Corporate Distinction
The court also addressed the legal distinction between BOC and its shareholders or directors, emphasizing that a corporation is typically viewed as a separate entity from its owners or board members. It stated that Butcher's ownership interest in BOC did not automatically grant him managerial authority or the capacity to control Foster's actions on behalf of BOC. The court referenced established Kentucky law that supports the idea of corporate separateness, which protects the distinct legal identities of corporations and their stakeholders. The court found no basis for concluding that Butcher acted as a manager or officer of BOC or that he was somehow an "alter ego" of the corporation. This legal principle further reinforced the conclusion that the relationship between Foster and Butcher could not be used to establish an employment relationship between Foster and BOC.
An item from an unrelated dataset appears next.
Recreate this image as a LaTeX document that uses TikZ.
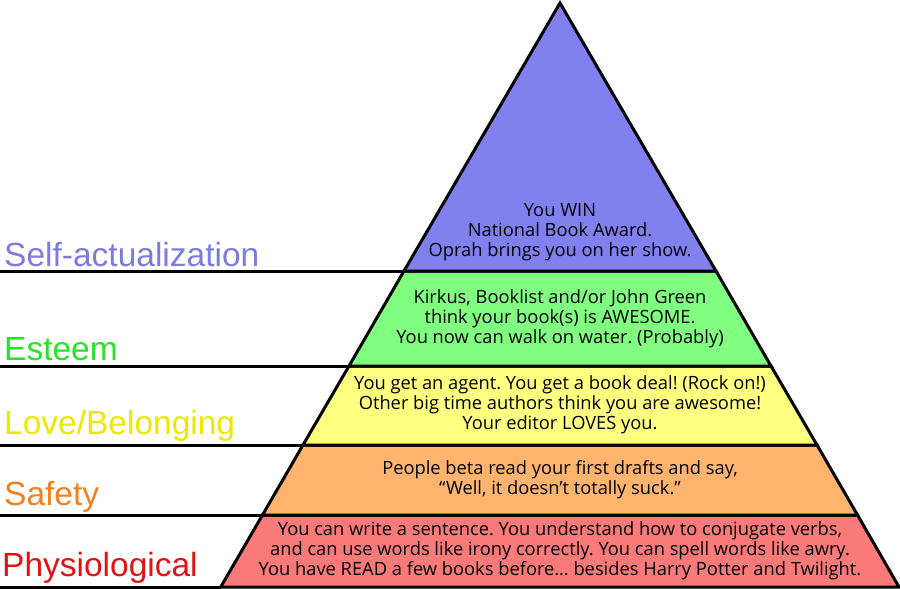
\documentclass[tikz,border=0pt]{standalone}
\usepackage{fontspec}
\setmainfont{Liberation Sans}
\newfontfamily\bodyfont{Open Sans}
\usepackage{tikz}
\frenchspacing
\definecolor{selfcol}{RGB}{128,128,238}
\definecolor{esteemcol}{RGB}{128,255,128}
\definecolor{lovecol}{RGB}{255,255,128}
\definecolor{safecol}{RGB}{255,180,110}
\definecolor{physcol}{RGB}{250,122,122}
\definecolor{selflab}{RGB}{124,124,222}
\definecolor{esteemlab}{RGB}{40,225,40}
\definecolor{lovelab}{RGB}{236,232,0}
\definecolor{safelab}{RGB}{242,128,32}
\definecolor{physlab}{RGB}{226,18,18}
\tikzset{level/.style = {draw = black, line width = 3pt, line join = miter}}
\tikzset{rule/.style = {black, line width = 3pt}}
\tikzset{label/.style = {anchor = base west, inner sep = 0pt, font = \fontsize{33.5}{33}\selectfont}}
\tikzset{say/.style = {align = center, font = \bodyfont\fontsize{18.3}{20}\selectfont}}

\begin{document}
\begin{tikzpicture}[x = 1pt, y = -1pt]
			\useasboundingbox (0, 0) rectangle (900, 589);

			\filldraw[level, fill = physcol] (262.5, 515) -- (857.5, 515) -- (899, 587) -- (220.7, 587) -- cycle;
			\filldraw[level, fill = safecol] (303, 445) -- (817, 445) -- (857.5, 515) -- (262.5, 515) -- cycle;
			\filldraw[level, fill = lovecol] (349, 366) -- (771, 366) -- (817, 445) -- (303, 445) -- cycle;
			\filldraw[level, fill = esteemcol] (404, 271) -- (716, 271) -- (771, 366) -- (349, 366) -- cycle;
			\filldraw[level, fill = selfcol] (560, 3) -- (716, 271) -- (404, 271) -- cycle;

			\draw[rule] (0, 271) -- (404, 271);
			\draw[rule] (0, 366) -- (349, 366);
			\draw[rule] (0, 445) -- (303, 445);
			\draw[rule] (0, 515) -- (262.5, 515);
			\draw[rule] (0, 587) -- (220.7, 587);

			\node[label, text = selflab] (s) at (4, 266) {Self-actualization};
			\node[label, text = esteemlab] (e) at (4, 360) {Esteem};
			\node[label, text = lovelab] (l) at (4, 434) {Love/Belonging};
			\node[label, text = safelab] (f) at (4, 505) {Safety};
			\node[label, text = physlab] (p) at (2, 576) {Physiological};

			\node[say] (ts) at (560, 232) {You WIN\\National Book Award.\\Oprah brings you on her show.};
			\node[say] (te) at (560, 319) {Kirkus, Booklist and/or John Green\\think your book(s) is AWESOME.\\You now can walk on water. (Probably)};
			\node[say] (tl) at (560, 405) {You get an agent. You get a book deal! (Rock on!)\\Other big time authors think you are awesome!\\Your editor LOVES you.};
			\node[say] (tf) at (560, 480) {People beta read your first drafts and say,\\“Well, it doesn’t totally suck.”};
			\node[say] (tp) at (560, 551) {You can write a sentence. You understand how to conjugate verbs,\\and can use words like irony correctly. You can spell words like awry.\\You have READ a few books before\ldots\ besides Harry Potter and Twilight.};
		\end{tikzpicture}
\end{document}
Exclusion of Director Actions
Additionally, the court highlighted a critical aspect of the insurance bonds: they specifically excluded coverage for losses resulting from the actions of directors who were not also employees of BOC. This provision meant that even if Foster’s actions were deemed dishonest or fraudulent, if he was not classified as an employee under the terms of the bonds, BOC could not recover for those losses. The court noted that BOC had opposed Aetna's attempts to assert an alter ego defense, as such a finding would negate coverage under the bonds. This exclusion further solidified the court's determination that Foster's position as a director did not provide a viable basis for recovery under the bonds, thereby reinforcing the conclusion that he was not an employee of BOC.
Conclusion and Judgment
In conclusion, the court reversed the district court's denial of Aetna's motion for judgment notwithstanding the verdict (JNOV) due to BOC's failure to present adequate evidence that it controlled Foster’s activities as required under the bonds. The court's ruling mandated that the case be remanded with directions to enter judgment for Aetna, effectively nullifying BOC's claim against the insurer. The court's analysis underscored the necessity of establishing a clear employer-employee relationship to qualify for coverage under employee dishonesty insurance bonds, emphasizing the pivotal role of control in such determinations. With this decision, the court clarified the legal standards applicable to employment definitions within the context of insurance claims, reinforcing the importance of evidence in establishing the necessary relationships for coverage.